А тут произошла история, которую потом долго обсуждали на курсе — кто с уважением, а кто просто вертел пальцем у виска. Дело в том, что в медицинском институте существует проблема отработок. Пропустил практические занятия по клинике каких-то болезней — будь добр, отработай их вечером и сдай зачёт, как положено. Практические занятия проходят циклами, недели по две каждый цикл: цикл терапии, цикл психиатрии, ну и так далее. Пропустил одно занятие — отработай пропущенную тему один раз, проболел неделю — значит, отрабатывай всю неделю… До зимней сессии оставалось совсем мало времени, и вдруг с Иркой Березиной, Вериной соседкой по комнате в общежитии произошла большая неприятность — она поскользнулась на гололёде, сломала ногу и лежала в травматологической клинике на вытяжении перед операцией. Её нога была подвешена на специальном станке с большой гирей в качестве противовеса. А в это время в её группе шёл цикл глазных болезней, последний перед сессией. Вера по вечерам сидела в палате возле Ирки — ведь та была совершенна беспомощной, лежала прикованная к койке и заливалась горючими слезами, не зная, как ей вывернуться из этой ситуации: как успеть отработать две недели практических занятий и умудриться сдать сессию. Брать академический отпуск совсем не хотелось. И Вера нашла выход — решила этот цикл по глазным болезням отработать вместо подруги, под её фамилией. Они учились в разных группах, и преподаватели были разные, подлог обнаружить было практически невозможно. Всё прошло гладко. Вера смеялась, что ещё хорошо подумает, надо ли становиться акушером, или лучше быть окулистом, поскольку она прошла дважды занятия по глазным. Ирку, наконец, прооперировали, и теперь она, хоть и в гипсе, и на костылях, но могла самостоятельно перемещаться. Началась сессия, и первым был экзамен по глазным болезням. В институт Веру с Ириной привёз на своей машине однокурсник. Вера пошла первой, открыла дверь кабинета и обомлела: экзамен принимал тот самый преподаватель, которому она сдавала зачёт под Иркиной фамилией. Он её узнал и приветливо поздоровался.

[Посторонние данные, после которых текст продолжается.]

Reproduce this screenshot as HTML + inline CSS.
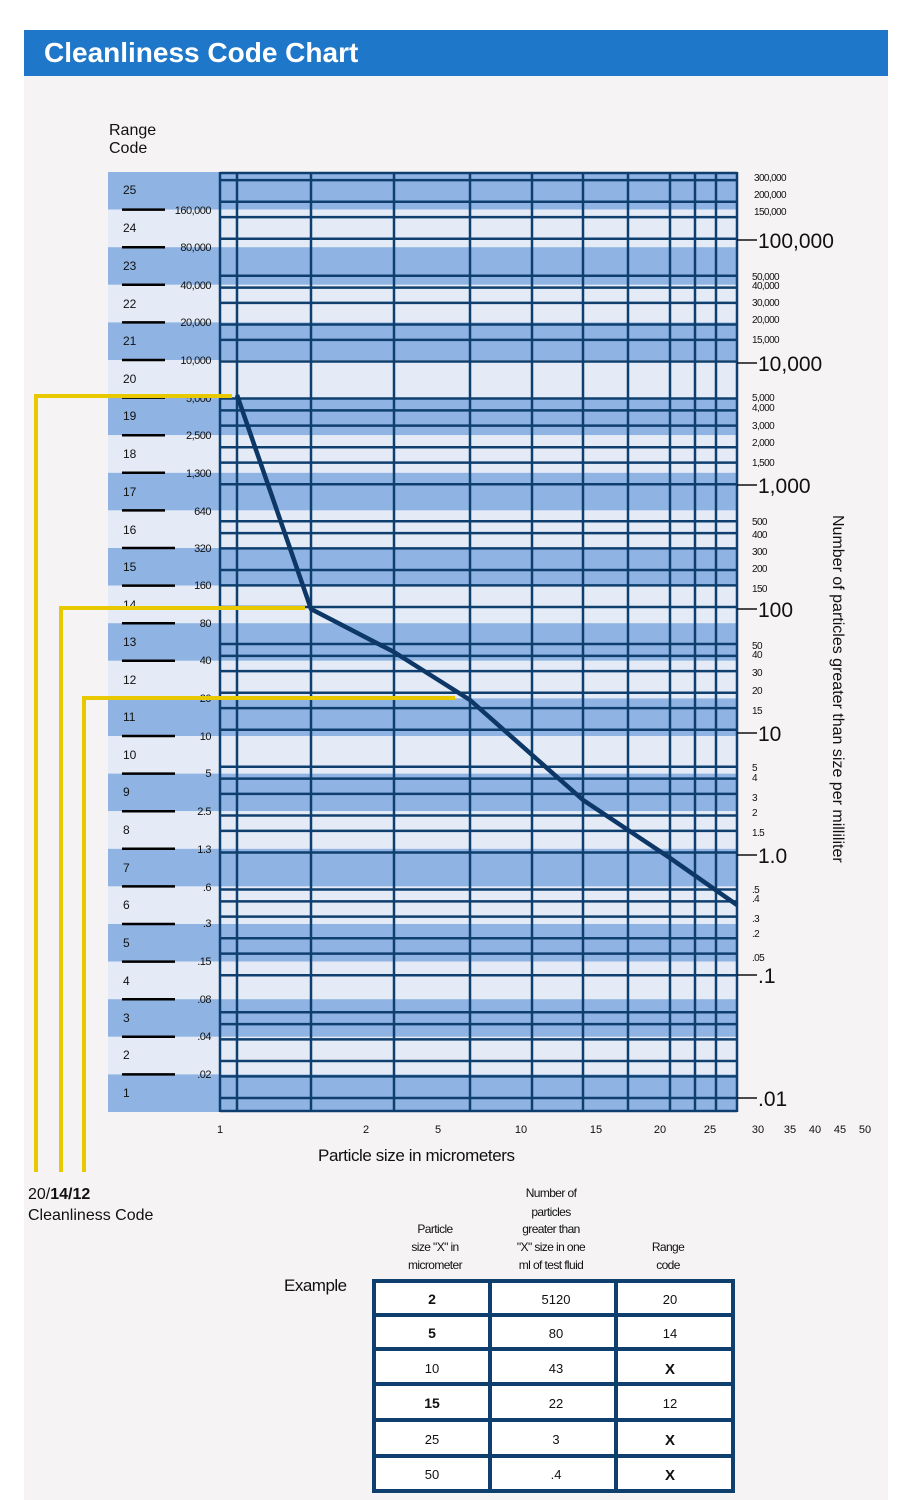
<!DOCTYPE html>
<html><head><meta charset="utf-8"><style>
body{margin:0;background:#fff;}
svg{display:block;font-family:"Liberation Sans",sans-serif;}
</style></head><body>
<svg width="901" height="1500" viewBox="0 0 901 1500" xmlns="http://www.w3.org/2000/svg">
<rect x="24" y="30" width="864" height="1470" fill="#f5f3f4"/>
<rect x="24" y="30" width="864" height="46" fill="#1f77c9"/>
<text x="44" y="62" font-size="28" font-weight="bold" fill="#fff">Cleanliness Code Chart</text>
<text x="109" y="135" font-size="16" fill="#111">Range</text>
<text x="109" y="153" font-size="16" fill="#111">Code</text>
<g id="bands"></g>
<g id="grid" stroke="#0e3f6e" stroke-width="2.5" fill="none"></g>
<g id="lt" stroke="#000" stroke-width="2.5"></g>
<g font-size="11" fill="#111" text-anchor="end" letter-spacing="-0.5">
<text x="211" y="214">160,000</text><text x="211" y="251">80,000</text><text x="211" y="289">40,000</text><text x="211" y="326">20,000</text><text x="211" y="364">10,000</text><text x="211" y="402">5,000</text><text x="211" y="439">2,500</text><text x="211" y="477">1,300</text><text x="211" y="515">640</text><text x="211" y="552">320</text><text x="211" y="589">160</text><text x="211" y="627">80</text><text x="211" y="664">40</text><text x="211" y="702">20</text><text x="211" y="740">10</text><text x="211" y="777">5</text><text x="211" y="815">2.5</text><text x="211" y="853">1.3</text><text x="211" y="891">.6</text><text x="211" y="927">.3</text><text x="211" y="965">.15</text><text x="211" y="1003">.08</text><text x="211" y="1040">.04</text><text x="211" y="1078">.02</text>
</g>
<g font-size="12" fill="#111">
<text x="123" y="194">25</text><text x="123" y="232">24</text><text x="123" y="270">23</text><text x="123" y="308">22</text><text x="123" y="345">21</text><text x="123" y="383">20</text><text x="123" y="420">19</text><text x="123" y="458">18</text><text x="123" y="496">17</text><text x="123" y="534">16</text><text x="123" y="571">15</text><text x="123" y="609">14</text><text x="123" y="646">13</text><text x="123" y="684">12</text><text x="123" y="721">11</text><text x="123" y="759">10</text><text x="123" y="796">9</text><text x="123" y="834">8</text><text x="123" y="872">7</text><text x="123" y="909">6</text><text x="123" y="947">5</text><text x="123" y="985">4</text><text x="123" y="1022">3</text><text x="123" y="1059">2</text><text x="123" y="1097">1</text>
</g>
<g stroke="#111" stroke-width="1.5">
<line x1="737" y1="240" x2="757" y2="240"/><line x1="737" y1="363" x2="757" y2="363"/><line x1="737" y1="485" x2="757" y2="485"/><line x1="737" y1="609" x2="757" y2="609"/><line x1="737" y1="733" x2="757" y2="733"/><line x1="737" y1="855" x2="757" y2="855"/><line x1="737" y1="975" x2="757" y2="975"/><line x1="737" y1="1098" x2="757" y2="1098"/>
</g>
<g font-size="21" fill="#111">
<text x="758" y="248">100,000</text><text x="758" y="371">10,000</text><text x="758" y="493">1,000</text><text x="758" y="617">100</text><text x="758" y="741">10</text><text x="758" y="863">1.0</text><text x="758" y="983">.1</text><text x="758" y="1106">.01</text>
</g>
<g font-size="10" fill="#111" letter-spacing="-0.6">
<text x="754" y="181">300,000</text><text x="754" y="198">200,000</text><text x="754" y="215">150,000</text>
<text x="752" y="280">50,000</text><text x="752" y="289">40,000</text><text x="752" y="306">30,000</text><text x="752" y="323">20,000</text><text x="752" y="343">15,000</text>
<text x="752" y="401">5,000</text><text x="752" y="411">4,000</text><text x="752" y="429">3,000</text><text x="752" y="446">2,000</text><text x="752" y="466">1,500</text>
<text x="752" y="525">500</text><text x="752" y="538">400</text><text x="752" y="555">300</text><text x="752" y="572">200</text><text x="752" y="592">150</text>
<text x="752" y="649">50</text><text x="752" y="658">40</text><text x="752" y="676">30</text><text x="752" y="694">20</text><text x="752" y="714">15</text>
<text x="752" y="771">5</text><text x="752" y="781">4</text><text x="752" y="801">3</text><text x="752" y="816">2</text><text x="752" y="836">1.5</text>
<text x="752" y="893">.5</text><text x="752" y="902">.4</text><text x="752" y="922">.3</text><text x="752" y="937">.2</text><text x="752" y="961">.05</text>
</g>
<text transform="translate(833,515) rotate(90)" font-size="16" fill="#111">Number of particles greater than size per milliliter</text>
<g font-size="11" fill="#111" text-anchor="middle">
<text x="220" y="1133">1</text><text x="366" y="1133">2</text><text x="438" y="1133">5</text><text x="521" y="1133">10</text><text x="596" y="1133">15</text><text x="660" y="1133">20</text><text x="710" y="1133">25</text><text x="758" y="1133">30</text><text x="790" y="1133">35</text><text x="815" y="1133">40</text><text x="840" y="1133">45</text><text x="865" y="1133">50</text>
</g>
<text x="318" y="1161" font-size="17" fill="#111" letter-spacing="-0.4">Particle size in micrometers</text>
<polyline points="237,395 311,609 394,652 470,700 583,800 670,858 737,905" fill="none" stroke="#0d3766" stroke-width="4.5" stroke-linejoin="round"/>
<g stroke="#e8c900" stroke-width="4" fill="none">
<polyline points="36,1172 36,396 232,396"/>
<polyline points="61,1172 61,608 305,608"/>
<polyline points="84,1172 84,698 455,698"/>
</g>
<text x="28" y="1199" font-size="16" fill="#111">20/<tspan font-weight="bold">14/12</tspan></text>
<text x="28" y="1220" font-size="16" fill="#111">Cleanliness Code</text>
<text x="284" y="1291" font-size="17" fill="#111" letter-spacing="-0.5">Example</text>
<g font-size="12" fill="#111" text-anchor="middle" letter-spacing="-0.6">
<text x="435" y="1233">Particle</text><text x="435" y="1251">size "X" in</text><text x="435" y="1269">micrometer</text>
<text x="551" y="1197">Number of</text><text x="551" y="1216">particles</text><text x="551" y="1233">greater than</text><text x="551" y="1251">"X" size in one</text><text x="551" y="1269">ml of test fluid</text>
<text x="668" y="1251">Range</text><text x="668" y="1269">code</text>
</g>
<rect x="374" y="1281" width="359" height="210" fill="#fff" stroke="#0e3f6e" stroke-width="4"/>
<g stroke="#0e3f6e" stroke-width="4">
<line x1="490" y1="1281" x2="490" y2="1491"/><line x1="616" y1="1281" x2="616" y2="1491"/>
<line x1="374" y1="1315" x2="733" y2="1315"/><line x1="374" y1="1349" x2="733" y2="1349"/><line x1="374" y1="1384" x2="733" y2="1384"/><line x1="374" y1="1420" x2="733" y2="1420"/><line x1="374" y1="1456" x2="733" y2="1456"/>
</g>
<g font-size="13" fill="#111" text-anchor="middle">
<text x="432" y="1304" font-weight="bold" font-size="14">2</text><text x="556" y="1304">5120</text><text x="670" y="1304">20</text>
<text x="432" y="1338" font-weight="bold" font-size="14">5</text><text x="556" y="1338">80</text><text x="670" y="1338">14</text>
<text x="432" y="1373">10</text><text x="556" y="1373">43</text><text x="670" y="1374" font-weight="bold" font-size="15">X</text>
<text x="432" y="1408" font-weight="bold" font-size="14">15</text><text x="556" y="1408">22</text><text x="670" y="1408">12</text>
<text x="432" y="1444">25</text><text x="556" y="1444">3</text><text x="670" y="1445" font-weight="bold" font-size="15">X</text>
<text x="432" y="1479">50</text><text x="556" y="1479">.4</text><text x="670" y="1480" font-weight="bold" font-size="15">X</text>
</g>
<script>
(function(){
var NS="http://www.w3.org/2000/svg";
function el(p,t,a){var e=document.createElementNS(NS,t);for(var k in a)e.setAttribute(k,a[k]);p.appendChild(e);return e;}
var b=document.getElementById('bands'),g=document.getElementById('grid'),lt=document.getElementById('lt');
for(var i=0;i<25;i++){var c=25-i;var y=172+37.6*i;
 el(b,'rect',{x:108,y:y,width:629,height:37.6,fill:(c%2)?'#8fb4e3':'#e4ebf6'});}
for(var k=1;k<25;k++){var y=172+37.6*k;el(lt,'line',{x1:122,y1:y,x2:(k<10?165:175),y2:y});}
var ds=[1,1.5,2,3,4,5];
for(var e=-2;e<=5;e++){ds.forEach(function(d){var v=d*Math.pow(10,e);var y=1098-(Math.log10(v)+2)*122.75;
 if(y>=172&&y<=1112)el(g,'line',{x1:220,y1:y,x2:737,y2:y});});}
[220,237,311,394,470,532,583,628,670,695,716,737].forEach(function(x){el(g,'line',{x1:x,y1:172,x2:x,y2:1112});});
el(g,'line',{x1:220,y1:173,x2:737,y2:173});el(g,'line',{x1:220,y1:1111,x2:737,y2:1111});
})();
</script>
</svg>
</body></html>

— А, Березина… Здравствуйте. Ну, тащите билет, прошу.

Вера вытащила билет и дрожащим голосом поправила.

— Моя фамилия Снегирёва…

Экзаменатор удивлённо впился в неё взглядом, недоверчиво переспросил фамилию и усадил на место готовиться к ответу. Секретарь пригласила следующего студента. Дверь распахнулась и в кабинет боком, стуча костылями, вползла Ирка.